| What is asked |
Locate every line in the records below that holds the word "page" and return each one.

| Provided material |
[Start]
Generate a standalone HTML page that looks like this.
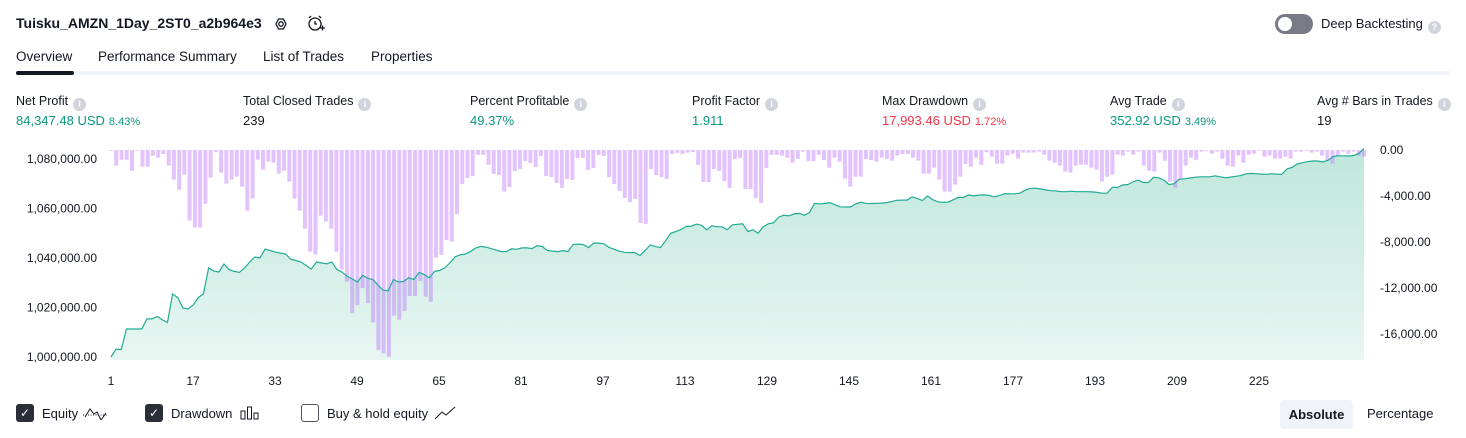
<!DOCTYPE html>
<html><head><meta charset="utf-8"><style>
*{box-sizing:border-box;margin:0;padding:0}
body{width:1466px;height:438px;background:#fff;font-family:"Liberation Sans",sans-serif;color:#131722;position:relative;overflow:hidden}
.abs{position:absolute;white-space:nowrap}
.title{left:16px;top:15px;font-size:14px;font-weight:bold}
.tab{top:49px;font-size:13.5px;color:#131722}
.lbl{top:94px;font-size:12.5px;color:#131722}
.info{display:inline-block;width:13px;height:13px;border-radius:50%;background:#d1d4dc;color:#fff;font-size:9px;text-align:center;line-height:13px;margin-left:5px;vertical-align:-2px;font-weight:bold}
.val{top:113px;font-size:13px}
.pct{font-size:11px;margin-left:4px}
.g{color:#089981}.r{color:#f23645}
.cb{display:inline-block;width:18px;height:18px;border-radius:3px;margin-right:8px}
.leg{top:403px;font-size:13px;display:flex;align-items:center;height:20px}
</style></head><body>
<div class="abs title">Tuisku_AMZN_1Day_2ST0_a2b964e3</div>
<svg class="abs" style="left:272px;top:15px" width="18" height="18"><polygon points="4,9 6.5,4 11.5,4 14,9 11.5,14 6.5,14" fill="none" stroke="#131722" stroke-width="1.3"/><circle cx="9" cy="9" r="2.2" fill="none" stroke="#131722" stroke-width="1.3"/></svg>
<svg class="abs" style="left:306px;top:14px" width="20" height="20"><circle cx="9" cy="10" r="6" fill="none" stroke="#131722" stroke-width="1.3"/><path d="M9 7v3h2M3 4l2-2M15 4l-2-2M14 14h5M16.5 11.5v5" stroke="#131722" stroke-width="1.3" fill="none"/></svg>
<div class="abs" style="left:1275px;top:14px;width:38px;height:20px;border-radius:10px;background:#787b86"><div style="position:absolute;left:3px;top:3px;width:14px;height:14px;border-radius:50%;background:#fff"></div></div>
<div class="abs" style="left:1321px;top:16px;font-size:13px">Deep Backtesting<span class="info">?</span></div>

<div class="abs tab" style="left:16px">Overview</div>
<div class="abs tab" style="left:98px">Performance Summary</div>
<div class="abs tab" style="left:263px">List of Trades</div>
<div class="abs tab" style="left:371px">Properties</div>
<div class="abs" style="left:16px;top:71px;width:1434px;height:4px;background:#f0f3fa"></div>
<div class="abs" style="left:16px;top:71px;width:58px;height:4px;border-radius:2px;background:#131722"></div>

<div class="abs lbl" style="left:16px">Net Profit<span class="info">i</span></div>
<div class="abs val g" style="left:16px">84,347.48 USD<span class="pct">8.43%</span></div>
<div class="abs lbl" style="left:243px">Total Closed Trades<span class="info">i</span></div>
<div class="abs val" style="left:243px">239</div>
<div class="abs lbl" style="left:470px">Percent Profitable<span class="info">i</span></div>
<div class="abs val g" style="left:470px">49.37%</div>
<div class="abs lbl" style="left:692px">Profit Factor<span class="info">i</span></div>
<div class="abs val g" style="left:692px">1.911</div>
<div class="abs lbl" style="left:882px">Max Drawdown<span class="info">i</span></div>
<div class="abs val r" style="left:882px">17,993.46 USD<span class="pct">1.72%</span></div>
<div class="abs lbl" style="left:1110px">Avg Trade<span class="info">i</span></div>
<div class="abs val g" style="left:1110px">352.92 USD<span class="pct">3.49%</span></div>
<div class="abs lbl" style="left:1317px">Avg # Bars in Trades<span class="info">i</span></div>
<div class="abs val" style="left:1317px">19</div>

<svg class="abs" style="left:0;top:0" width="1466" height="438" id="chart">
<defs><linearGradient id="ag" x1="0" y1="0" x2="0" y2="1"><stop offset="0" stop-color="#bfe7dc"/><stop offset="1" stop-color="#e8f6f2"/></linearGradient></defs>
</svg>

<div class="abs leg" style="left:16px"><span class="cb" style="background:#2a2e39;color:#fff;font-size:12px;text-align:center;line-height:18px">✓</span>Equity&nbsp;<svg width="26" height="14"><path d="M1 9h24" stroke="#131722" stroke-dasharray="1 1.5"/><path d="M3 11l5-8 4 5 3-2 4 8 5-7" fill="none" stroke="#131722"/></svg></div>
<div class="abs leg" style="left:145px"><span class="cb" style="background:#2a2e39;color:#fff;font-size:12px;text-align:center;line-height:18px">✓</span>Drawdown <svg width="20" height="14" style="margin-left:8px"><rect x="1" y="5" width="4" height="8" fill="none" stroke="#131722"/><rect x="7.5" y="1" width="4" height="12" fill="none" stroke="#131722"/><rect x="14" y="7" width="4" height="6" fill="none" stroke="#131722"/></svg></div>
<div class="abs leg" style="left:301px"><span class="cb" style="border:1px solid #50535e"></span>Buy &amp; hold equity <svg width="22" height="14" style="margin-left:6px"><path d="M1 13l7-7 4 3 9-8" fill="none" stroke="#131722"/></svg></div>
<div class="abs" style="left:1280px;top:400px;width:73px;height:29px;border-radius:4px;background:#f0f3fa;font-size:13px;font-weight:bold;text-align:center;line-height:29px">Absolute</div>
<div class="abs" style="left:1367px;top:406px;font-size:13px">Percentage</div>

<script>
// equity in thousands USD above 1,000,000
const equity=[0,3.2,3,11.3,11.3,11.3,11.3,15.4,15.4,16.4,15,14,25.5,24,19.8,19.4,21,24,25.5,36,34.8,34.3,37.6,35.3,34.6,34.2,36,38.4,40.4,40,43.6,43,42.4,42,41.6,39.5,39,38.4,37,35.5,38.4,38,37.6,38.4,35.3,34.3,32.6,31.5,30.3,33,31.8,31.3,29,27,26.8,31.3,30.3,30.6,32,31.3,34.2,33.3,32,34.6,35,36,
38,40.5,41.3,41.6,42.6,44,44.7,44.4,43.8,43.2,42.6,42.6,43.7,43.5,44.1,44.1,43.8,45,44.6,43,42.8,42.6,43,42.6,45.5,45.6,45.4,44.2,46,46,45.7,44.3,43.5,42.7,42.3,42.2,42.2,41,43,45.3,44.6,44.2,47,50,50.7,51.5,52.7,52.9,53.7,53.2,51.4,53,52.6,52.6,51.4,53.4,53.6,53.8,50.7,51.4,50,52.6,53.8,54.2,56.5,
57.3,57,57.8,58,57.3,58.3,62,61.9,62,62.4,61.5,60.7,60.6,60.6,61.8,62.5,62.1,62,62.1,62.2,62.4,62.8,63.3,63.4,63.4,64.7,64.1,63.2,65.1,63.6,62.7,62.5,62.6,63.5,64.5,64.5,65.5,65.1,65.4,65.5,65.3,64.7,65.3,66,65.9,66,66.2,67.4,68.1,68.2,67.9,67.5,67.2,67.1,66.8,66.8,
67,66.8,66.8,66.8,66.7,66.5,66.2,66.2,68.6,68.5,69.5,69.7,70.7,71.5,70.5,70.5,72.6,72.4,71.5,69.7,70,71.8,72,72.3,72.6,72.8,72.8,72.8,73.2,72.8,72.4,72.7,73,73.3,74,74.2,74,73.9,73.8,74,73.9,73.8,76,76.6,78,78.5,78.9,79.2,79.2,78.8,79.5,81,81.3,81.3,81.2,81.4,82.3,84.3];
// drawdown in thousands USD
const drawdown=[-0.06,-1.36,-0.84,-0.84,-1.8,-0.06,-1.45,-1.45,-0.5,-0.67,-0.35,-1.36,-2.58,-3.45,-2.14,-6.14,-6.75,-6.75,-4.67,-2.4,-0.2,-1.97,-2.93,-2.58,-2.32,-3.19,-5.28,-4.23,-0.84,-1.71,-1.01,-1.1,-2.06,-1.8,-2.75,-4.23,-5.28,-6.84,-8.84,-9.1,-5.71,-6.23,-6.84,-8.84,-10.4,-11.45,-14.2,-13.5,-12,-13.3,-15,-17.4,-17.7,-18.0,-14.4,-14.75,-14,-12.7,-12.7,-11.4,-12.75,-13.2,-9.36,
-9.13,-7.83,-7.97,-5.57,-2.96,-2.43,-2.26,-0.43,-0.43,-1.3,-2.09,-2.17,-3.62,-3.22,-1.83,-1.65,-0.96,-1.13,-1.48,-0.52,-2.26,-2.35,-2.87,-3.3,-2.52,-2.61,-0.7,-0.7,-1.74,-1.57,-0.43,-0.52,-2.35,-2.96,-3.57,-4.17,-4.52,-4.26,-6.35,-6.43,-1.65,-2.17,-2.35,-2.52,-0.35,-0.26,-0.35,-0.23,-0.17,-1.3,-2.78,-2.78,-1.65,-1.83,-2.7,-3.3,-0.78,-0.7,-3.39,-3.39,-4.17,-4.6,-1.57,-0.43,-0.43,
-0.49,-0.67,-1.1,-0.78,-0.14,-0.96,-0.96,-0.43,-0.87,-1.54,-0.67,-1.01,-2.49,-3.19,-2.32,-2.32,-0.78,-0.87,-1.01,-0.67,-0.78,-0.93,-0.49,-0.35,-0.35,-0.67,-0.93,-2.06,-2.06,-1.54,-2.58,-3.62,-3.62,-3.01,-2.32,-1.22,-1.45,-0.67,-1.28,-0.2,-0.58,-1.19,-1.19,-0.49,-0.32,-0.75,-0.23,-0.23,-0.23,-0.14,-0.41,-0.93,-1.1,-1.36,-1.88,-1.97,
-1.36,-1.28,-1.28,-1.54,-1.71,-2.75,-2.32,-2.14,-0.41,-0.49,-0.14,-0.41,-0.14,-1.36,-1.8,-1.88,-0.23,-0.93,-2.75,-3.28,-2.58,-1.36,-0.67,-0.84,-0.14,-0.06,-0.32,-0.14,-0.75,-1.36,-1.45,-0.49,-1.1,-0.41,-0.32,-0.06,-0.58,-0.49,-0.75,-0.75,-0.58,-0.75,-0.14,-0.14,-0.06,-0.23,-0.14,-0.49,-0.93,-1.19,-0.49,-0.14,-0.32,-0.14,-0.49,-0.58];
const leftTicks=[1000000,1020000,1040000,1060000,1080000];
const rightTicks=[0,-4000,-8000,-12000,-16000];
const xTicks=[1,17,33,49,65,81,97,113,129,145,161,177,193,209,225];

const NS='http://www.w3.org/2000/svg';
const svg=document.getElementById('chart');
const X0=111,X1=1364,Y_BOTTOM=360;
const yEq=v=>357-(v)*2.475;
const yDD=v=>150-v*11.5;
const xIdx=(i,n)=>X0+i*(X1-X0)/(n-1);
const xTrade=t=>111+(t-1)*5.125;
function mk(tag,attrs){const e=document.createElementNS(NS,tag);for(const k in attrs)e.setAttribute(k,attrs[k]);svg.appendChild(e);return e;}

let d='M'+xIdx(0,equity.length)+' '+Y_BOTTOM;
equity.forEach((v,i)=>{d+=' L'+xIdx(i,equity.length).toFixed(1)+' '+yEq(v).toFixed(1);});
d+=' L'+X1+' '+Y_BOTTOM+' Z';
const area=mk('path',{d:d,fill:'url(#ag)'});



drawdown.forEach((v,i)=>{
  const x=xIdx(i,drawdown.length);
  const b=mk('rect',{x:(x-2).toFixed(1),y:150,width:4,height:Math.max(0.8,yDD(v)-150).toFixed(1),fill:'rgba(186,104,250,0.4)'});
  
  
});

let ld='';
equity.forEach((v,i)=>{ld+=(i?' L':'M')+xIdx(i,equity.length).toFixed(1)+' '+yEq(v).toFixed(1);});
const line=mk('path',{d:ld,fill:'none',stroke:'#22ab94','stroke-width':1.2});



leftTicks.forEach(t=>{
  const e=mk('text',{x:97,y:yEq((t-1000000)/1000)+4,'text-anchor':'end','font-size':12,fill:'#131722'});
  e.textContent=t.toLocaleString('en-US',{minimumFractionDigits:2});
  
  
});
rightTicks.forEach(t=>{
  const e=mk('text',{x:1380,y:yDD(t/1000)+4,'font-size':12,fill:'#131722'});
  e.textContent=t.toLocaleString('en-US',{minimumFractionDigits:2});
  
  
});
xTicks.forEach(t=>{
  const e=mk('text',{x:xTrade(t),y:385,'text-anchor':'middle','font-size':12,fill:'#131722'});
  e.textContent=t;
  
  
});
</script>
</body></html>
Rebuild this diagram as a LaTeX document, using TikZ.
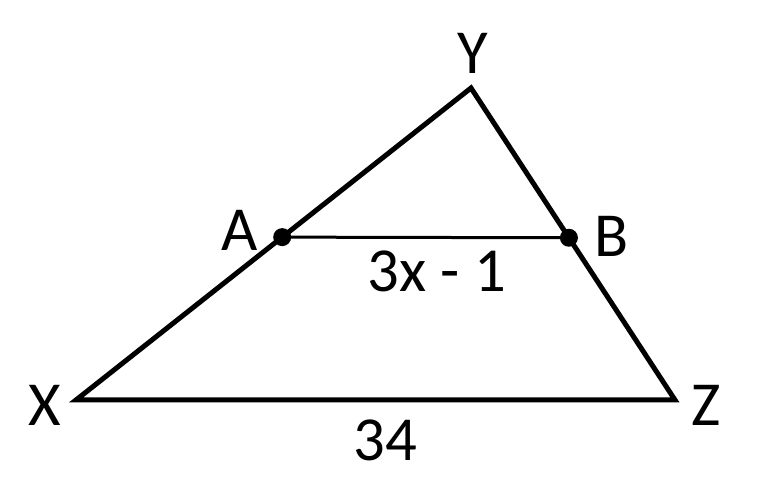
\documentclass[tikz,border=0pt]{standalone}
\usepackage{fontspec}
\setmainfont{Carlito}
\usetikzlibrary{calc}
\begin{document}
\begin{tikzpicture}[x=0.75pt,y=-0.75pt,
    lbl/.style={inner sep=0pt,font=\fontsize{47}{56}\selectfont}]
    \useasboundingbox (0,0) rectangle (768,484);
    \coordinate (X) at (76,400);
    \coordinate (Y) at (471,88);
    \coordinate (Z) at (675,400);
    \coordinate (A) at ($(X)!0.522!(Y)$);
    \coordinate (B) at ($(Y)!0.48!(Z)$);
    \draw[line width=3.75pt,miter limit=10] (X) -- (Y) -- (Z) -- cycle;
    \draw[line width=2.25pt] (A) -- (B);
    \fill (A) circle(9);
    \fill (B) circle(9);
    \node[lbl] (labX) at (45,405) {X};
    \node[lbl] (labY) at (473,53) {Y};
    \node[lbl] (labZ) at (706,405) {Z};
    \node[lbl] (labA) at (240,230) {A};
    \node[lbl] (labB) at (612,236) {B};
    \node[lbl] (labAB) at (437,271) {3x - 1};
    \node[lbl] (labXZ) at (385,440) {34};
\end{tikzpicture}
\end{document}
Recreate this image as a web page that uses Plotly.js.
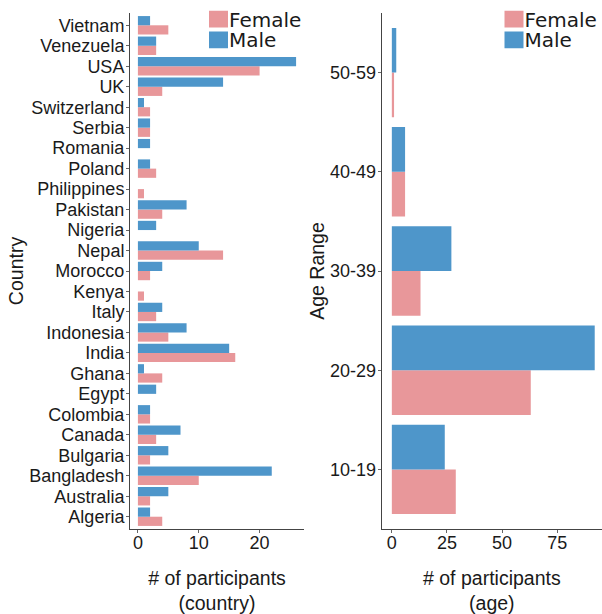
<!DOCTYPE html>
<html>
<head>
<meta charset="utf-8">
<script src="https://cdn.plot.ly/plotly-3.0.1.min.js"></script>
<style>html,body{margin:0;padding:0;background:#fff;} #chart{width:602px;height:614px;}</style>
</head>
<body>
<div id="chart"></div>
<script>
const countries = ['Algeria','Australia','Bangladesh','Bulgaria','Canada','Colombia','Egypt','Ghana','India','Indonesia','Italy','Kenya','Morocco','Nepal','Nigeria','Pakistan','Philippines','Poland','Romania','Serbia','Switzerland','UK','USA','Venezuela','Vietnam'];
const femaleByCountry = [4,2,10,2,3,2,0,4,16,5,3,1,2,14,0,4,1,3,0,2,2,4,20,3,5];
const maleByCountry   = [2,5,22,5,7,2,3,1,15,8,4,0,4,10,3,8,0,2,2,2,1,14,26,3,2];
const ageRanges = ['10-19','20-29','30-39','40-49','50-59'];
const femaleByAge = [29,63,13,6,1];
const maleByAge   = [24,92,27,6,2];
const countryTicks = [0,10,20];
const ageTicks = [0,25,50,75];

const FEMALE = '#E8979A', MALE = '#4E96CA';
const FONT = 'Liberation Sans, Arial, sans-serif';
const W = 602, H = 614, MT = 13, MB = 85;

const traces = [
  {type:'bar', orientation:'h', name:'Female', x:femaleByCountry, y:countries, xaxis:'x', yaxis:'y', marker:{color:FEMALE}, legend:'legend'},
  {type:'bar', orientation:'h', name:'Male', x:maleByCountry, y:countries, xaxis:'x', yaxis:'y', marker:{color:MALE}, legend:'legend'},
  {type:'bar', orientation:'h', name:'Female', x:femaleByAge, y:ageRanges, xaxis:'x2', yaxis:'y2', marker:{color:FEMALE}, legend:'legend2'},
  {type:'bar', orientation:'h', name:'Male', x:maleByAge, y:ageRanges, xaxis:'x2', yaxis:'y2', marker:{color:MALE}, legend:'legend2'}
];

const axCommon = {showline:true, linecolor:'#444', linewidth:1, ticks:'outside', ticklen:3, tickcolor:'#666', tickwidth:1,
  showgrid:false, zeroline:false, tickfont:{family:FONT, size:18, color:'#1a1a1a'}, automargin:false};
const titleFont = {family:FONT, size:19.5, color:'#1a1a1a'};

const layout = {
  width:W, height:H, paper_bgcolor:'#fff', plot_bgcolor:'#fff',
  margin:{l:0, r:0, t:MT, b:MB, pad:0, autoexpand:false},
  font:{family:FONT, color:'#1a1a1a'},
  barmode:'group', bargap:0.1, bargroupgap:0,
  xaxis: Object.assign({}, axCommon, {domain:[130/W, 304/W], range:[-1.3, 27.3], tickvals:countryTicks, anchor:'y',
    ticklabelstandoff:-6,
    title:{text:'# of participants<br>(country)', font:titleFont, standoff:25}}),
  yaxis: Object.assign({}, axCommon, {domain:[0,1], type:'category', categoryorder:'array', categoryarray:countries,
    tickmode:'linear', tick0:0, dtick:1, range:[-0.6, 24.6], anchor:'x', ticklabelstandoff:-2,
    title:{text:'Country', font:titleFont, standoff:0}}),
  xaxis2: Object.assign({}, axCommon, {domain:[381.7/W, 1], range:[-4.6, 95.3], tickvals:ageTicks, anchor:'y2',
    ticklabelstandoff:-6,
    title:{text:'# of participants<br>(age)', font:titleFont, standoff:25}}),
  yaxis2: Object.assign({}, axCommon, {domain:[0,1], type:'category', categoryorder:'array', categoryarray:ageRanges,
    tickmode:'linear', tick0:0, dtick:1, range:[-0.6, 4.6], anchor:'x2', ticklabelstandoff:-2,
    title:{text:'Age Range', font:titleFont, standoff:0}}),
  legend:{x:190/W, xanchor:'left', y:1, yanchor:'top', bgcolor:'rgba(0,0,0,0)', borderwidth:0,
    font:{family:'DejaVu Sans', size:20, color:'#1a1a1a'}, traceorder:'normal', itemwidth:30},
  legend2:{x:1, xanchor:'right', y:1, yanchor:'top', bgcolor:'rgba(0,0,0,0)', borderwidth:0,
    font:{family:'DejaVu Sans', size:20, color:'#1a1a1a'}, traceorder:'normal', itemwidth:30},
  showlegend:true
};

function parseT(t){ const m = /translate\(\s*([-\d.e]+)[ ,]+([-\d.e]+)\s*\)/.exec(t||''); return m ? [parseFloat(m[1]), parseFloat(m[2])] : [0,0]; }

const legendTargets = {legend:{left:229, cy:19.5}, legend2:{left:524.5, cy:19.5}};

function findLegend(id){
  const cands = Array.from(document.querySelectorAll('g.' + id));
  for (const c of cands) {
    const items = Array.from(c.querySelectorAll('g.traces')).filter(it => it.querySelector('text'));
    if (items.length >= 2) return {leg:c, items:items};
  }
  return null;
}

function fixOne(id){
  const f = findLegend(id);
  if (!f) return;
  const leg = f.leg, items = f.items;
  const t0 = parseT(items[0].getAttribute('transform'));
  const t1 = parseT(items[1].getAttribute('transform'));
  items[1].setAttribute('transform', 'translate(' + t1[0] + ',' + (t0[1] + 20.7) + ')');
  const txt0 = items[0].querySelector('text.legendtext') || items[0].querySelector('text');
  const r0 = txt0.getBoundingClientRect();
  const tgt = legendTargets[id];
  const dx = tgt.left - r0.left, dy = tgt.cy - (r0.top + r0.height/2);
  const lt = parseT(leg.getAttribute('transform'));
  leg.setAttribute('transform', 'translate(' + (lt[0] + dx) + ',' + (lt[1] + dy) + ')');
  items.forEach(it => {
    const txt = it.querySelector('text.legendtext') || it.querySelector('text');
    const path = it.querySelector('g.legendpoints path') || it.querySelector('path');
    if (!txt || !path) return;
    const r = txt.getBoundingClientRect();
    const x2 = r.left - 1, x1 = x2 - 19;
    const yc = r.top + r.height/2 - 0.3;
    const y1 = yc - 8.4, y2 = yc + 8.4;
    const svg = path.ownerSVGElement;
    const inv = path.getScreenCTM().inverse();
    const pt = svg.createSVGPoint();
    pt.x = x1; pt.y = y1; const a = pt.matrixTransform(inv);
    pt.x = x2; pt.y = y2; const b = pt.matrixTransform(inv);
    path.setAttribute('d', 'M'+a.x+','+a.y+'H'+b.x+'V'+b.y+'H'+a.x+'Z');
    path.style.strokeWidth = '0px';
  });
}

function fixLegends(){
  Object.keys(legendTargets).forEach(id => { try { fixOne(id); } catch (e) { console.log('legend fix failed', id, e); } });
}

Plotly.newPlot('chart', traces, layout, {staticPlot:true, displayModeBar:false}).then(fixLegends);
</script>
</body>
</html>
[End]
| Completed exercise |
Generate a standalone HTML page that looks like this.
Recreate this image as a web page that uses Plotly.js.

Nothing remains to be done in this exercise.